WHEN pro-democracy activists built barricades in Hong Kong last year, they wanted the world to hear their grievances.
The peaceful student-led demonstrators were protesting against China’s plans to place restrictions on the first election for Hong Kong’s leader.
Yesterday, it emerged that the protests had also had a damaging impact on one of the world’s best known luxury goods brands, which is a major employer in Yorkshire.
Luxury brand Burberry suffered a fall in sales in Hong Kong in the third quarter, although a relaunch of its trademark trench coat helped to boost demand elsewhere. The pro-democracy protests took place in parts of Hong Kong in late September, disrupting business in one of the world’s top markets for luxury goods, which accounts for about 10 per cent of Burberry’s global sales.
Christopher Bailey, Burberry’s chief creative and executive officer, said that the company’s Asia Pacific market delivered low single-digit percentage growth, which mainly reflected the disruption in Hong Kong, a high margin market, where comparable sales fell slightly in the period.
But he added: “We’re pleased to report a strong performance over this important period, during which our teams worked tirelessly to bring the very best of the brand to the customer in our stores and online.
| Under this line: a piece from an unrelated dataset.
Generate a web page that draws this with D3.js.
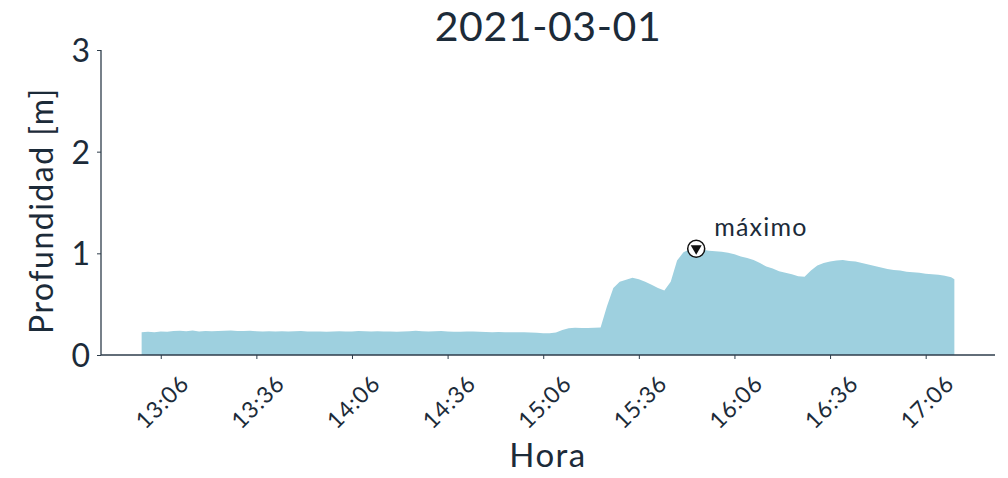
<!DOCTYPE html>
<html>
<head>
<meta charset="utf-8">
<script src="https://cdn.jsdelivr.net/npm/d3@7"></script>
<style>
  body { margin: 0; background: #fff; }
  text { font-family: Lato, "Open Sans", sans-serif; fill: #1c2b39; }
</style>
</head>
<body>
<script>
let width = 1008
let height = 478
let margin = { top: 50, right: 13, bottom: 123, left: 101 }

const day = "2021-03-01"

// reading times (HH:MM)
const times = [
  "13:00","13:02","13:04","13:06","13:08","13:10","13:12","13:14","13:16","13:18",
  "13:20","13:22","13:24","13:26","13:28","13:30","13:32","13:34","13:36","13:38",
  "13:40","13:42","13:44","13:46","13:48","13:50","13:52","13:54","13:56","13:58",
  "14:00","14:02","14:04","14:06","14:08","14:10","14:12","14:14","14:16","14:18",
  "14:20","14:22","14:24","14:26","14:28","14:30","14:32","14:34","14:36","14:38",
  "14:40","14:42","14:44","14:46","14:48","14:50","14:52","14:54","14:56","14:58",
  "15:00","15:02","15:04","15:06","15:08","15:10","15:12","15:14","15:16","15:18",
  "15:20","15:22","15:24","15:26","15:28","15:30","15:32","15:34","15:36","15:38",
  "15:40","15:42","15:44","15:46","15:48","15:50","15:52","15:54","15:56","15:58",
  "16:00","16:02","16:04","16:06","16:08","16:10","16:12","16:14","16:16","16:18",
  "16:20","16:22","16:24","16:26","16:28","16:30","16:32","16:34","16:36","16:38",
  "16:40","16:42","16:44","16:46","16:48","16:50","16:52","16:54","16:56","16:58",
  "17:00","17:02","17:04","17:06","17:08","17:10","17:12","17:14","17:15"
]

// depth [m]
const depth = [
  0.225,0.228,0.224,0.231,0.229,0.236,0.238,0.233,0.241,0.232,
  0.235,0.233,0.236,0.238,0.240,0.237,0.236,0.239,0.234,0.231,
  0.233,0.232,0.234,0.231,0.233,0.235,0.232,0.230,0.231,0.229,
  0.231,0.233,0.230,0.232,0.236,0.233,0.231,0.234,0.232,0.230,
  0.229,0.232,0.234,0.238,0.234,0.231,0.233,0.235,0.232,0.229,
  0.228,0.230,0.232,0.229,0.226,0.224,0.227,0.225,0.223,0.225,
  0.224,0.221,0.219,0.215,0.214,0.222,0.245,0.262,0.268,0.266,
  0.265,0.267,0.270,0.480,0.660,0.720,0.740,0.760,0.745,0.720,
  0.690,0.660,0.635,0.720,0.930,1.010,1.040,1.045,1.035,1.025,
  1.020,1.015,1.005,0.990,0.970,0.955,0.935,0.905,0.870,0.850,
  0.825,0.810,0.795,0.775,0.770,0.830,0.880,0.905,0.920,0.930,
  0.935,0.925,0.920,0.905,0.890,0.875,0.860,0.845,0.835,0.830,
  0.820,0.815,0.810,0.800,0.795,0.790,0.780,0.765,0.745
]

const tickLabels = ["13:06","13:36","14:06","14:36","15:06","15:36","16:06","16:36","17:06"]
const yTicks = [0, 1, 2, 3]

const parse = d3.timeParse("%Y-%m-%d %H:%M")
const data = times.map((t, i) => ({ t: parse(day + " " + t), v: depth[i] }))

const innerW = width - margin.left - margin.right
const innerH = height - margin.top - margin.bottom

const svg = d3.select("body")
  .append("svg")
  .attr("width", width)
  .attr("height", height)

const g = svg.append("g")
  .attr("transform", `translate(${margin.left},${margin.top})`)

// matplotlib-like 5% margin on the time range
const t0 = data[0].t, t1 = data[data.length - 1].t
const pad = (t1 - t0) * 0.05
const x = d3.scaleTime()
  .domain([new Date(+t0 - pad), new Date(+t1 + pad)])
  .range([0, innerW])

const y = d3.scaleLinear()
  .domain([0, 3])
  .range([innerH, 0])

// area
g.append("path")
  .datum(data)
  .attr("fill", "#9ed0df")
  .attr("d", d3.area()
    .x(d => x(d.t))
    .y0(y(0))
    .y1(d => y(d.v)))

// axes
const axisColor = "#2e3d4b"

const yAxis = g.append("g")
  .call(d3.axisLeft(y).tickValues(yTicks).tickSize(4).tickPadding(7).tickFormat(d3.format("d")))
yAxis.select(".domain").attr("stroke", axisColor).attr("stroke-width", 1.3).attr("d", `M0,${innerH}V0`)
yAxis.selectAll(".tick line").attr("stroke", axisColor)
yAxis.selectAll(".tick text").style("font-size", "32px").attr("dy", "0.36em")

const xAxis = g.append("g")
  .attr("transform", `translate(0,${innerH})`)
  .call(d3.axisBottom(x)
    .tickValues(tickLabels.map(s => parse(day + " " + s)))
    .tickSize(4)
    .tickFormat(d3.timeFormat("%H:%M")))
xAxis.select(".domain").attr("stroke", axisColor).attr("stroke-width", 1.3).attr("d", `M0,0H${innerW}`)
xAxis.selectAll(".tick line").attr("stroke", axisColor)
xAxis.selectAll(".tick text")
  .style("font-size", "23px")
  .style("letter-spacing", "1px")
  .attr("text-anchor", "middle")
  .attr("y", 0)
  .attr("dy", "0.35em")
  .attr("transform", "translate(1,47) rotate(-45)")

// labels
svg.append("text")
  .attr("x", margin.left + innerW / 2)
  .attr("y", 41)
  .attr("text-anchor", "middle")
  .style("font-size", "41px")
  .style("letter-spacing", "0.6px")
  .text(day)

svg.append("text")
  .attr("x", margin.left + innerW / 2)
  .attr("y", 467)
  .attr("text-anchor", "middle")
  .style("font-size", "33px")
  .style("letter-spacing", "1.5px")
  .text("Hora")

svg.append("text")
  .attr("transform", `translate(53,${margin.top + innerH / 2 + 8}) rotate(-90)`)
  .attr("text-anchor", "middle")
  .style("font-size", "32px")
  .style("letter-spacing", "1.5px")
  .text("Profundidad [m]")

// max marker
const iMax = d3.maxIndex(data, d => d.v)
const mx = x(data[iMax].t), my = y(data[iMax].v)
const mk = g.append("g").attr("transform", `translate(${mx},${my})`)
mk.append("circle").attr("r", 8.5).attr("fill", "#fff").attr("stroke", "#111").attr("stroke-width", 1.5)
mk.append("path").attr("d", "M-5.5,-3.5L5.5,-3.5L0,6Z").attr("fill", "#111")

g.append("text")
  .attr("x", mx + 18)
  .attr("y", my - 13)
  .style("font-size", "25px")
  .style("letter-spacing", "1.2px")
  .text("máximo")
</script>
</body>
</html>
A 15 per cent underlying growth in retail sales (to £604m) reflects this commitment to every element of the customer experience, from product, to marketing, to service.
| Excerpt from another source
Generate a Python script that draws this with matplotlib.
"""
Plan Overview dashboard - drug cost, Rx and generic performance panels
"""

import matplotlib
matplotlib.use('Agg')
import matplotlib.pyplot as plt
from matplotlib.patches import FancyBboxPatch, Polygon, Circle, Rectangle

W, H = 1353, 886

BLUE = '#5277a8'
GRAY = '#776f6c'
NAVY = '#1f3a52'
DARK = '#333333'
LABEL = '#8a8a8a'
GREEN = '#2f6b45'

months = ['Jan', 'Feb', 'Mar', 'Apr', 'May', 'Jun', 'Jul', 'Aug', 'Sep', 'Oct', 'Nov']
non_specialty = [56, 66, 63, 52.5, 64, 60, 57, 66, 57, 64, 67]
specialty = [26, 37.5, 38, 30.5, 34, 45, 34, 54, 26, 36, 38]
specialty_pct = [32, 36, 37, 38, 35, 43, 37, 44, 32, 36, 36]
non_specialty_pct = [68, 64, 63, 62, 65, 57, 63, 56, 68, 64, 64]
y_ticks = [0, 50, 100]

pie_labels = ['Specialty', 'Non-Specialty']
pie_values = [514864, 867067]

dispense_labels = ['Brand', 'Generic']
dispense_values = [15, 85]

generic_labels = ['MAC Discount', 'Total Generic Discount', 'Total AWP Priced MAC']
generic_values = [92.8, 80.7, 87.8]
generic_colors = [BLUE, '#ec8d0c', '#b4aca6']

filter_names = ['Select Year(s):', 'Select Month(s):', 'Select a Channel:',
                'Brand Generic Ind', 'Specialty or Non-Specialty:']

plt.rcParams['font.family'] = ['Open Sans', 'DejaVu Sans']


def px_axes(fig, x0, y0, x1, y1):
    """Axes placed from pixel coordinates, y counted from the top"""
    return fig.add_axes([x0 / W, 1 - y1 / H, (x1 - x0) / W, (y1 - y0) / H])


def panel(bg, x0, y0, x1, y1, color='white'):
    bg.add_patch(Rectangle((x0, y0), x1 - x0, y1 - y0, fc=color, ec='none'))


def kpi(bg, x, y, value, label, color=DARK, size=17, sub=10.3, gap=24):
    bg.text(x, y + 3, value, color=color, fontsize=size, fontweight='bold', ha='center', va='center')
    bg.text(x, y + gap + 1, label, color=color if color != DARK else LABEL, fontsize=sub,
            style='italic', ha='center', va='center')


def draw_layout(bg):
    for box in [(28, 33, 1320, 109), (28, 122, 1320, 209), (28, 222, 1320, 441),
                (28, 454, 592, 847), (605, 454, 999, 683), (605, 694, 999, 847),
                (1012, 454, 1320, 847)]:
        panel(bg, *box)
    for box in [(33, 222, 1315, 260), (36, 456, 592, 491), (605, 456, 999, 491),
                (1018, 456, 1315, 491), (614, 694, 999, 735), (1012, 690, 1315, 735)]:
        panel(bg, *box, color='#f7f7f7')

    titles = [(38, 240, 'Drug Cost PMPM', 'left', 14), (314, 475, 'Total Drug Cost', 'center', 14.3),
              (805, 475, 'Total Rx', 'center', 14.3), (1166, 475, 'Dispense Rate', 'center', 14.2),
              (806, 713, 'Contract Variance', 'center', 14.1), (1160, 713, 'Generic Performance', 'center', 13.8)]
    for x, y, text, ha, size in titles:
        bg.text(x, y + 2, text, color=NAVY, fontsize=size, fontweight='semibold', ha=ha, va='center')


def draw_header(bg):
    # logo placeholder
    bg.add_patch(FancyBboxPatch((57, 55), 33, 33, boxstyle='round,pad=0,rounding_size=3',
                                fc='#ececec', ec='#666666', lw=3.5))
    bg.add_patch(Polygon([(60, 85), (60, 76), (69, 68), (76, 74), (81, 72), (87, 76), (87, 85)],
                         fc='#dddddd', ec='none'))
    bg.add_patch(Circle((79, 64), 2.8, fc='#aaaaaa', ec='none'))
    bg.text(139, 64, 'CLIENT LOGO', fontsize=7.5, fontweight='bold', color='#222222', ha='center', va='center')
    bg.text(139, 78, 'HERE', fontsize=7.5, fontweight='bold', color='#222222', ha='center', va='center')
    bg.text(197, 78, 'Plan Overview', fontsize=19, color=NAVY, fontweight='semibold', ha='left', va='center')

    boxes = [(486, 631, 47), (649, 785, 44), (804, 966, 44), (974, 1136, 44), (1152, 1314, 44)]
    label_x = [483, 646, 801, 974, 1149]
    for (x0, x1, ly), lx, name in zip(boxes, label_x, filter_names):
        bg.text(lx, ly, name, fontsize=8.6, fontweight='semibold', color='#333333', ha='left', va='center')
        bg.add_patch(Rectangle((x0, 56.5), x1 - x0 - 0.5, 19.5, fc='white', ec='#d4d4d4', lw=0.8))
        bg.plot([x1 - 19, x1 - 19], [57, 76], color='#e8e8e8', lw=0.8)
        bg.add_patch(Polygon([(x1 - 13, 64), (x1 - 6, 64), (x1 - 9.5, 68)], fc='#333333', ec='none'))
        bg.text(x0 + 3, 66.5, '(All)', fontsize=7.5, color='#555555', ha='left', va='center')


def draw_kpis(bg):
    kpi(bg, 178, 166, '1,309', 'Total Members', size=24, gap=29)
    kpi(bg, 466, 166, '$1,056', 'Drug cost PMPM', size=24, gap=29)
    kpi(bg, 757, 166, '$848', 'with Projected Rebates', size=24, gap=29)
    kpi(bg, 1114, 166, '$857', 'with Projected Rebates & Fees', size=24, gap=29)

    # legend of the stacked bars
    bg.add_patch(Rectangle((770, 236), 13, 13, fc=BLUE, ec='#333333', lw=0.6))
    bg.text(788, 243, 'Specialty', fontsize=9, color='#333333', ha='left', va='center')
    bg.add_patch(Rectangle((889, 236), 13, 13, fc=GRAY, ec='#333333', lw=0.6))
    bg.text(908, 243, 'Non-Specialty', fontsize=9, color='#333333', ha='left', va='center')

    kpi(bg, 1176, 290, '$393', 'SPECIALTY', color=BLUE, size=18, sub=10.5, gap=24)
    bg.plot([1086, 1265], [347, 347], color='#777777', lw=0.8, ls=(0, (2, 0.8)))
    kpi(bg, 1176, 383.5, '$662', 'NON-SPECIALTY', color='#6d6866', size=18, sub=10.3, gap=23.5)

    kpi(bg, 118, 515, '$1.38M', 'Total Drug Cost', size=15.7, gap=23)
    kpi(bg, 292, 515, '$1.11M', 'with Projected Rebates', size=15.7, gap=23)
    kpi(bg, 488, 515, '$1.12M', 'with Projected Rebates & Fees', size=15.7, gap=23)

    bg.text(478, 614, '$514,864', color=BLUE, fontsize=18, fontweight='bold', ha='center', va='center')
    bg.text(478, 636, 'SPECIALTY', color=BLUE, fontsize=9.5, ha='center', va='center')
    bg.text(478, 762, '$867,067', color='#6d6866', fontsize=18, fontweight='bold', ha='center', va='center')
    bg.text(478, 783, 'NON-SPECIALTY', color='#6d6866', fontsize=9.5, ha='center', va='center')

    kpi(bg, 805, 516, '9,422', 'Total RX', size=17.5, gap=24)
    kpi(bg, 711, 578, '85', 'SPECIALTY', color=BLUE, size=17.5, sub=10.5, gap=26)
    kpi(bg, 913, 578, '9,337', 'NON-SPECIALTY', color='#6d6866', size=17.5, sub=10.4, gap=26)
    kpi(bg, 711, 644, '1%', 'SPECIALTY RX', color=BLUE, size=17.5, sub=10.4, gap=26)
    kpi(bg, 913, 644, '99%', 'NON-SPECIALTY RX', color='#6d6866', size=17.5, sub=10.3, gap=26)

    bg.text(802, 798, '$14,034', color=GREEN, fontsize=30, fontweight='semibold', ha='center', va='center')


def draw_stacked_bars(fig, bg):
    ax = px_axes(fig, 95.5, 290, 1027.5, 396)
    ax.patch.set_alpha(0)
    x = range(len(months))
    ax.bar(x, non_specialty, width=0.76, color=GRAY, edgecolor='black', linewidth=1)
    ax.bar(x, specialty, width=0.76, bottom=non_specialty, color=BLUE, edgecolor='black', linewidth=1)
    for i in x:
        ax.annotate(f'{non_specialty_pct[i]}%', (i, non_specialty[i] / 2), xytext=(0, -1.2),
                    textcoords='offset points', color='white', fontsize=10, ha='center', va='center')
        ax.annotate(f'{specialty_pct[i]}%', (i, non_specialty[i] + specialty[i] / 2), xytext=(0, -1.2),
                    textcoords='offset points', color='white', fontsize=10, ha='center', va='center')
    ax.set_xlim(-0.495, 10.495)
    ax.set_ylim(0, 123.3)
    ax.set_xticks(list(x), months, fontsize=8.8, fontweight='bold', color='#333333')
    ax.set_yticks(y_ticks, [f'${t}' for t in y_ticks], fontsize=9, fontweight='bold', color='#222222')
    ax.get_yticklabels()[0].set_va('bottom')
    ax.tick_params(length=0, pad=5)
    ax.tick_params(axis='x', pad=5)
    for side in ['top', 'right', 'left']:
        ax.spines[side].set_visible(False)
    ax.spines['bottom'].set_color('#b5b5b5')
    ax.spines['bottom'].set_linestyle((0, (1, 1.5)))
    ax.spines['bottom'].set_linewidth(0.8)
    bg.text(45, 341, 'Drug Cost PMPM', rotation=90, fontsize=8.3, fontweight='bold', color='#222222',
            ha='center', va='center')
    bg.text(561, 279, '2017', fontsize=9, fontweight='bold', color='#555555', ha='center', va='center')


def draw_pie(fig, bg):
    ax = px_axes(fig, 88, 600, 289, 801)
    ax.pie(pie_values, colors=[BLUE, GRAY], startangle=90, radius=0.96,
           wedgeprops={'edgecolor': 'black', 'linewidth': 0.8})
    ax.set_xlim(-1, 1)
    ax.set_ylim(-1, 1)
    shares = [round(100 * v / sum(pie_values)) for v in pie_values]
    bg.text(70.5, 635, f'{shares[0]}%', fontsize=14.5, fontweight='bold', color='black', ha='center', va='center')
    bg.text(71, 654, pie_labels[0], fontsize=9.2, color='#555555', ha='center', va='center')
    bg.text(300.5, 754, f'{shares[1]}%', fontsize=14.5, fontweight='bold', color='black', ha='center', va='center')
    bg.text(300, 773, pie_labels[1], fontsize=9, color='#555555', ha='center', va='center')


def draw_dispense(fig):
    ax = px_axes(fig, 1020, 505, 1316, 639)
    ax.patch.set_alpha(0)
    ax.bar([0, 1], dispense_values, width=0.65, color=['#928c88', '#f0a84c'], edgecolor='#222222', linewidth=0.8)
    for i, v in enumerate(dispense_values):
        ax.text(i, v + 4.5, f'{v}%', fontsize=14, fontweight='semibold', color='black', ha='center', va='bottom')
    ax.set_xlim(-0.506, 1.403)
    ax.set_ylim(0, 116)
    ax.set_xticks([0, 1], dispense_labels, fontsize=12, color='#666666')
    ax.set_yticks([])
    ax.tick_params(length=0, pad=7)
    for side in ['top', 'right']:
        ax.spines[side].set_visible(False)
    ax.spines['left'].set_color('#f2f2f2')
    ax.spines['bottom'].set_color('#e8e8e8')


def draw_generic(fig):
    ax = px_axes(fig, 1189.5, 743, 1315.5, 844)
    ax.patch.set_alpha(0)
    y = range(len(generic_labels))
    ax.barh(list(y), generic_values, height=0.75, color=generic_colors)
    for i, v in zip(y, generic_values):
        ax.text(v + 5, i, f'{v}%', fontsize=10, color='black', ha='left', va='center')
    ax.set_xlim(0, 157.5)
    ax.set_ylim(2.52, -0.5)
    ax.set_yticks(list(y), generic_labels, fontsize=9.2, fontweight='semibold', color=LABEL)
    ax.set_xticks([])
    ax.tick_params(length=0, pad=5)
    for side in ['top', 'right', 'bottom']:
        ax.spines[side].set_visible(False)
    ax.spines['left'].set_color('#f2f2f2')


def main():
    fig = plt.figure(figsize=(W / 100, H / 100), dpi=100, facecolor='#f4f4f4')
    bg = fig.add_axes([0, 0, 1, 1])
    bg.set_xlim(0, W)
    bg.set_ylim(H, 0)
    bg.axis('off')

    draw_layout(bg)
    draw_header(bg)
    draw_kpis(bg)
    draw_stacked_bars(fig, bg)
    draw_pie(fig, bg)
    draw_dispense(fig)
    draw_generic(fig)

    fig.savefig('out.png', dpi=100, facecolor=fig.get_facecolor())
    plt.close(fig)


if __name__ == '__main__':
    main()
“Looking ahead, we will bring equal focus to maximising the opportunities of the final quarter - including Lunar New Year - while being mindful of what remains a challenging external environment.”
Mr Bailey confirmed that mainland China and Korea grew by a mid to high single-digit percentage.
Mr Bailey, from Halifax, took over as chief executive in May last year, combining the role with that of chief creative officer.
Burberry employs more than 750 people in Yorkshire, with the vast majority based at its factory in Castleford.